In November 2018, the UN Population Fund (UNFPA) released a short film featuring the voices of women who talk about their experience of gender norms, gender inequalities and women’s rights in Myanmar.

“The films explore gender inequality as the root cause of violence against women and girls, and they carry the voices of women and men who are both ordinary and extraordinary at the same time,” according to an introduction provided by UNFPA.

Both films note how the global #MeToo movement has inspired a growing number of women in Myanmar to bravely confront their abusers and speak out against sexual violence.

One of them is Eain Chit, a famous singer in the country who shared in the “Metoo Myanmar” film the instances when she received sexual offers and was asked to sing and dance privately in front of rich customers.

After narrating more cases of abuse involving women who were harassed and attacked, the documentary points out the need to enforce laws intended to defend women’s rights

Myanmar has signed the United Nations Convention on Anti-Discrimination Against Women in 1997, but all stories in this documentary prove that special laws to protect women don't work in here. On the contrary, it's more likely rape and other sexual violence against women is increasing.

According to government figures, reported rape cases went up from 671 in 2016 to 897 in 2017.

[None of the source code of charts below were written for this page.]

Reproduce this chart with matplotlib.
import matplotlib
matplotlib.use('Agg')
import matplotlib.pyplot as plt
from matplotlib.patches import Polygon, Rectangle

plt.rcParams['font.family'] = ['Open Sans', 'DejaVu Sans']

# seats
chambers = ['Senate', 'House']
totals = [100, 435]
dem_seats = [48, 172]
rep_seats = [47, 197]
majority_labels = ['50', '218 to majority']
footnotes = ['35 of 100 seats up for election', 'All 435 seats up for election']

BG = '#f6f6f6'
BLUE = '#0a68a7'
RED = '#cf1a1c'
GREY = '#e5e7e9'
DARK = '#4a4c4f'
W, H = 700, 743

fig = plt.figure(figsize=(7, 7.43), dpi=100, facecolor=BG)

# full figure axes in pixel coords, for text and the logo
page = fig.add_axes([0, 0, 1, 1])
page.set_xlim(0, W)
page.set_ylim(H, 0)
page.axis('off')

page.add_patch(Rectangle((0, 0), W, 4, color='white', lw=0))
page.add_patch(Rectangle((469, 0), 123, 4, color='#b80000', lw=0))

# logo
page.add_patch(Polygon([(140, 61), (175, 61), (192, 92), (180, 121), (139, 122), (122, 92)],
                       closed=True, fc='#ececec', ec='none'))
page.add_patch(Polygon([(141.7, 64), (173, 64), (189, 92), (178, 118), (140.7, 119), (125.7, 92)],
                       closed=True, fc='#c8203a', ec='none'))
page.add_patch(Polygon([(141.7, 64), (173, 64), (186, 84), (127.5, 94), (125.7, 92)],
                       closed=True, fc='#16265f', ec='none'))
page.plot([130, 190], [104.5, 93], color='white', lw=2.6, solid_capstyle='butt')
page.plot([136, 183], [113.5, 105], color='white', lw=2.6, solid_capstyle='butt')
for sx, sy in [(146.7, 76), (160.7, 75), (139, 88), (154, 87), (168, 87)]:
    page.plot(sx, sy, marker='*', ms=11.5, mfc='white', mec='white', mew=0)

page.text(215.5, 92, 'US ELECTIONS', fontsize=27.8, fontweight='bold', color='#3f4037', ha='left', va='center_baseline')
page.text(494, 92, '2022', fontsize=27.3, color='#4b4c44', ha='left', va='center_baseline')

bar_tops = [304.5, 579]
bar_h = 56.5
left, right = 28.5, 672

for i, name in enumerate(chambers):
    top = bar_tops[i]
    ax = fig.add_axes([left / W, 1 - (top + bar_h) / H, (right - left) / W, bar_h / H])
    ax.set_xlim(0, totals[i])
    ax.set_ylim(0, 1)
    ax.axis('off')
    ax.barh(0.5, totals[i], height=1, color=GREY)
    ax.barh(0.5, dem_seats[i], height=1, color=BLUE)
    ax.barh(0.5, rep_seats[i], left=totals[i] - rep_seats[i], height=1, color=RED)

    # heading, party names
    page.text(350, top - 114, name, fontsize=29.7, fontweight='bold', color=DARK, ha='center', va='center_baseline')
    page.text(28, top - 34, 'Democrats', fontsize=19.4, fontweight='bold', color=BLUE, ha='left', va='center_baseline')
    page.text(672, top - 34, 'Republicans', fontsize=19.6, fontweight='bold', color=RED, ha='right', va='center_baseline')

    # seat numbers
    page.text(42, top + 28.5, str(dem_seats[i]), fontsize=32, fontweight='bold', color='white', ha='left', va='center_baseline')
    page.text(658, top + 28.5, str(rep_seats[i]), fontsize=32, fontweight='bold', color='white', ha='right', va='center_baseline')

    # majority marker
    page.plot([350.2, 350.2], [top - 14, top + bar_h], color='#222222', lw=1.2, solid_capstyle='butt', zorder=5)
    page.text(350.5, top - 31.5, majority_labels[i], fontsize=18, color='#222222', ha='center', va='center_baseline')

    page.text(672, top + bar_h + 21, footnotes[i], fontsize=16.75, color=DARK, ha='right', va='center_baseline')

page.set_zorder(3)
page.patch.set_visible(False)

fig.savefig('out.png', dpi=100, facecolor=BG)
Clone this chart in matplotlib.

A major challenge in advancing women’s welfare is resisting feudal thinking like the concept of hpon which promotes the supposed superiority and positive spiritually of men over women. This unequal status between men and women has forced the latter to remain quiet if they experience sexual violence. It has promoted a culture of fear linked to the concept of men having a natural right to dominate women. But since 2018, the #MeToo movement has given confidence to many women in Myanmar to question hpon.

In an interview with Tea Circle, an online forum focusing on Myanmar issues, researcher and activist Aye Thiri Kyaw cites a #MeToo-inspired incident in 2018:

…a few teenage girls publicly denounced a popular and famous fortune teller, saying that he had sexually abused them when they visited him a few years back. Their public declaration was a surprise to people, given the age of the girls, and the social prominence of the fortune teller.

She adds that a number of women have also accused an NGO leader of harassment and sexual assault.

Also interviewed on Tea Circle was Kachin activist May Sabe Phyu who explains the motivation of some abused women to share their stories:

Women in Myanmar have suffered in silence. Now they understand that sexual violence is not their fault. They hear other women’s stories, and they realize that their stories will never be heard unless they speak out.